Dopiero co przyjęto w Europie pakt fiskalny, sześciopak i dwupak. Miały one gwarantować oddłużenie Europy. I raz na zawsze zapewnić Unii dyscyplinę fiskalną. Nie minął jeden sezon, a niedawna religia stała się średnio zobowiązującym postulatem, który może być traktowany poważnie. Ale nie musi.
Podobnie postępowano w przeszłości. Dziś relatywizuje Jose Barroso. Wcześniej – w przypadku podpisanego w 1997 r. paktu o stabilności i wzroście – podobnie postępowali Niemcy i Francuzi. Pakt zakładał limit zadłużenia w wysokości 60 proc. PKB i deficytu bud- żetowego poniżej 3 proc. PKB. Był gwarantem stabilności unii walutowej. Państwa strefy euro złamały go 88 razy. W sprawie łamania jego zasad wypowiadał się Europejski Trybunał Sprawiedliwości. Jego stanowisko jednak ignorowano. Sąd sądem, ale sprawiedliwość była po stronie silniejszego.
Później poluzowano zasady w odniesieniu do Belgii, Grecji i Włoch. Gdy państwa te przyjmowały euro, ich dług publiczny zbliżał się do dwukrotności dopuszczalnych wartości.

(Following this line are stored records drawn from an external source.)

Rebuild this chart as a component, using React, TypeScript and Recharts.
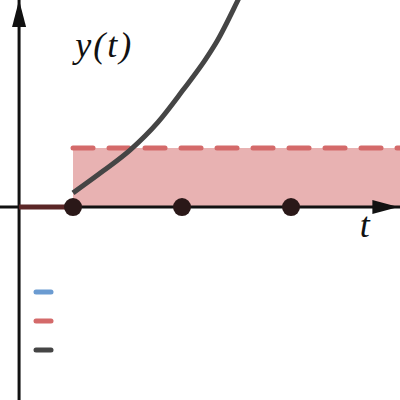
import React from 'react';
import {
  ComposedChart, Line, XAxis, YAxis, ReferenceArea, ReferenceLine,
  Scatter, Legend,
} from 'recharts';

// time axis (units of t) and value axis
const xDomain = [-0.67, 3.0];
const yDomain = [-3.27, 3.51];
const yAxisAt = -0.495;

// unit step input, shaded from t=0 on
const stepT = [0, 3];
const stepV = [1, 1];

// zero segment before t=0
const preT = [-0.495, 0];
const preV = [0, 0];

// sampled points on the axis
const sampleT = [0, 1, 2];

// response curve y(t)
const curveT = [0, 0.275, 0.523, 0.78, 1.009, 1.211, 1.321, 1.514, 1.624];
const curveV = [0.24, 0.61, 0.966, 1.44, 1.983, 2.49, 2.81, 3.51, 3.93];

// text labels
const labelTexts = ['y(t)', 't'];
const labelT = [0.02, 2.63];
const labelV = [2.55, -0.51];

// legend entries (swatches only)
const legendNames = ['u(t)', 'x(t)', 'y(t)'];
const legendColors = ['#6b9bd1', '#d46a6a', '#454545'];

const stepData = stepT.map((t, i) => ({ t, v: stepV[i] }));
const preData = preT.map((t, i) => ({ t, v: preV[i] }));
const sampleData = sampleT.map((t) => ({ t, v: 0 }));
const curveData = curveT.map((t, i) => ({ t, v: curveV[i] }));
const labelData = labelTexts.map((text, i) => ({ t: labelT[i], v: labelV[i], text }));
const upArrow = [{ t: yAxisAt, v: yDomain[1] }];
const rightArrow = [{ t: 2.985, v: 0 }];

const UpTri = (p: any) => (
  <polygon
    points={`${p.cx},${p.cy} ${p.cx - 7},${p.cy + 27} ${p.cx + 7},${p.cy + 27}`}
    fill="#111"
  />
);
const RightTri = (p: any) => (
  <polygon
    points={`${p.cx},${p.cy} ${p.cx - 26},${p.cy - 7} ${p.cx - 26},${p.cy + 7}`}
    fill="#111"
  />
);
const SampleDot = (p: any) => <circle cx={p.cx} cy={p.cy} r={9} fill="#2a1818" />;

const MathText = (p: any) => (
  <text
    x={p.cx}
    y={p.cy}
    fontFamily="'Liberation Serif', 'DejaVu Serif', serif"
    fontStyle="italic"
    fontSize={36}
    fill="#111"
    letterSpacing={2}
  >
    {p.payload.text}
  </text>
);

const LegendContent = () => (
  <svg width={40} height={80}>
    {legendNames.map((n, i) => (
      <line
        key={n}
        x1={4}
        x2={19}
        y1={8 + i * 29}
        y2={8 + i * 29}
        stroke={legendColors[i]}
        strokeWidth={5}
        strokeLinecap="round"
      />
    ))}
  </svg>
);

export default function App() {
  return (
    <div style={{ position: 'fixed', left: 0, top: 0, width: 400, height: 400, background: '#fff' }}>
      <ComposedChart width={400} height={400} margin={{ top: 0, right: 0, bottom: 0, left: 0 }}>
        <XAxis type="number" dataKey="t" domain={xDomain} hide allowDataOverflow />
        <YAxis type="number" dataKey="v" domain={yDomain} hide allowDataOverflow />
        <ReferenceArea x1={stepT[0]} x2={stepT[1]} y1={0} y2={stepV[0]} fill="#e8b2b2" fillOpacity={1} stroke="none" ifOverflow="hidden" />
        <ReferenceLine x={yAxisAt} stroke="#111" strokeWidth={3} />
        <ReferenceLine y={0} stroke="#111" strokeWidth={3} />
        <Line data={stepData} dataKey="v" stroke="#d46a6a" strokeWidth={5} strokeDasharray="20 16" strokeLinecap="round" dot={false} activeDot={false} isAnimationActive={false} legendType="none" />
        <Line data={preData} dataKey="v" stroke="#5a2626" strokeWidth={5} dot={false} activeDot={false} isAnimationActive={false} legendType="none" />
        <Line data={curveData} dataKey="v" type="monotone" stroke="#454545" strokeWidth={5} dot={false} activeDot={false} isAnimationActive={false} legendType="none" />
        <Scatter data={sampleData} dataKey="v" shape={SampleDot} isAnimationActive={false} legendType="none" />
        <Scatter data={upArrow} dataKey="v" shape={UpTri} isAnimationActive={false} legendType="none" />
        <Scatter data={rightArrow} dataKey="v" shape={RightTri} isAnimationActive={false} legendType="none" />
        <Scatter data={labelData} dataKey="v" shape={MathText} isAnimationActive={false} legendType="none" />
        <Legend
          layout="horizontal"
          verticalAlign="middle"
          align="center"
          content={LegendContent}
          wrapperStyle={{ left: 32, top: 284, width: 40, height: 80 }}
        />
      </ComposedChart>
    </div>
  );
}
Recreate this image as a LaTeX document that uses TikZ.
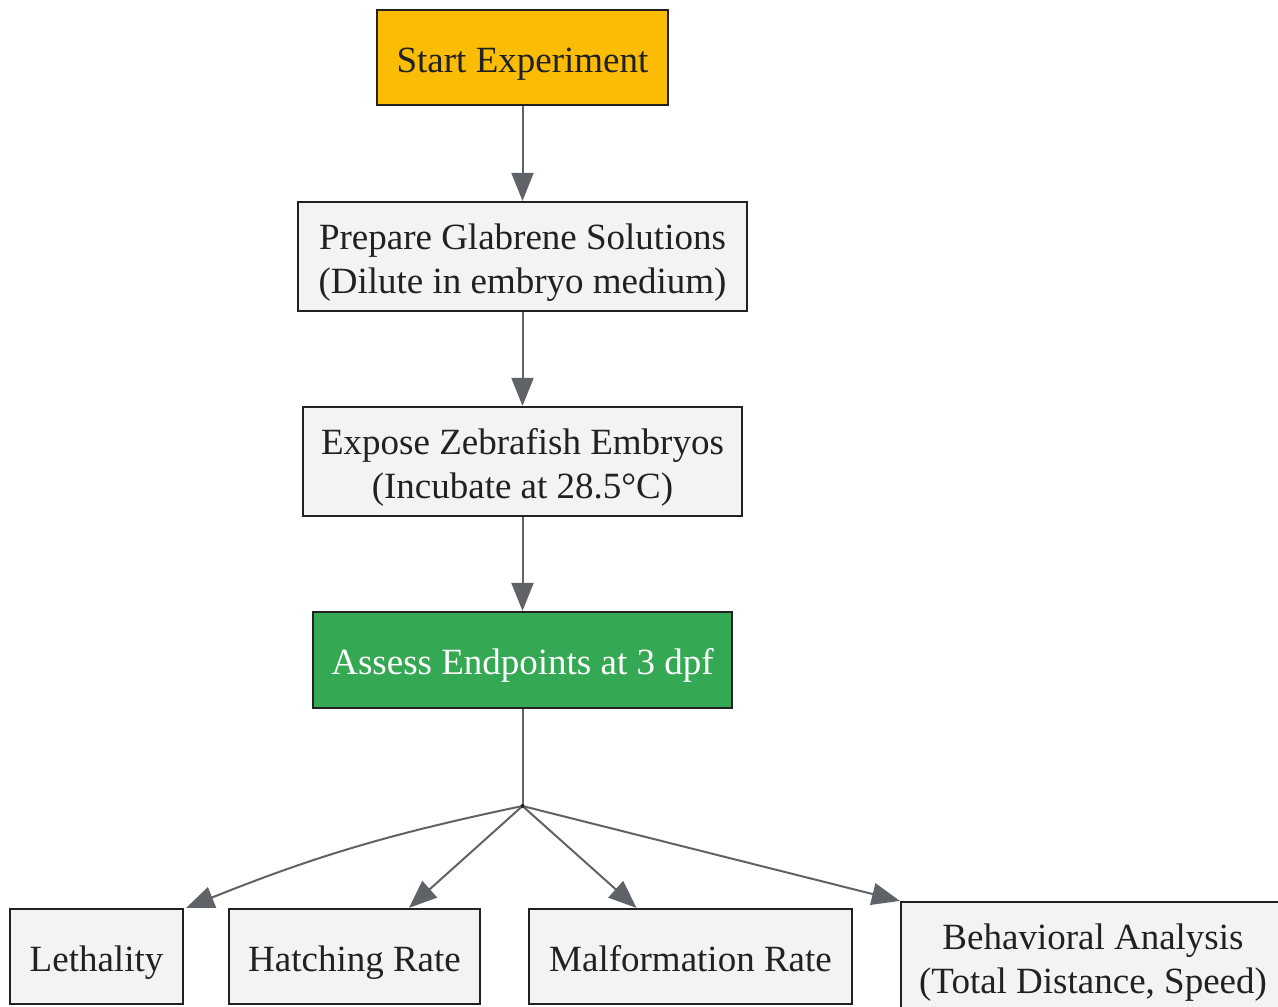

Tamte doświadczenia – w dużej mierze natury aksjologicznej – leżą u podstaw dzisiejszego kryzysu. Miały się nie powtórzyć. Dziś mamy jednak sytuację nadzwyczajną. Poszukujemy wzrostu. No i nadzwyczajnie trzeba odejść od zasad. Decyzje podejmowane dziś nie pozostaną jednak bez konsekwencji. Jak komentował jeden z publicystów: gdy odchodzi się od zasad, buduje się rzeczywistość bez zasad. W Unii sytuacje nadzwyczajne stają się regułą. A zasadą – brak zasad.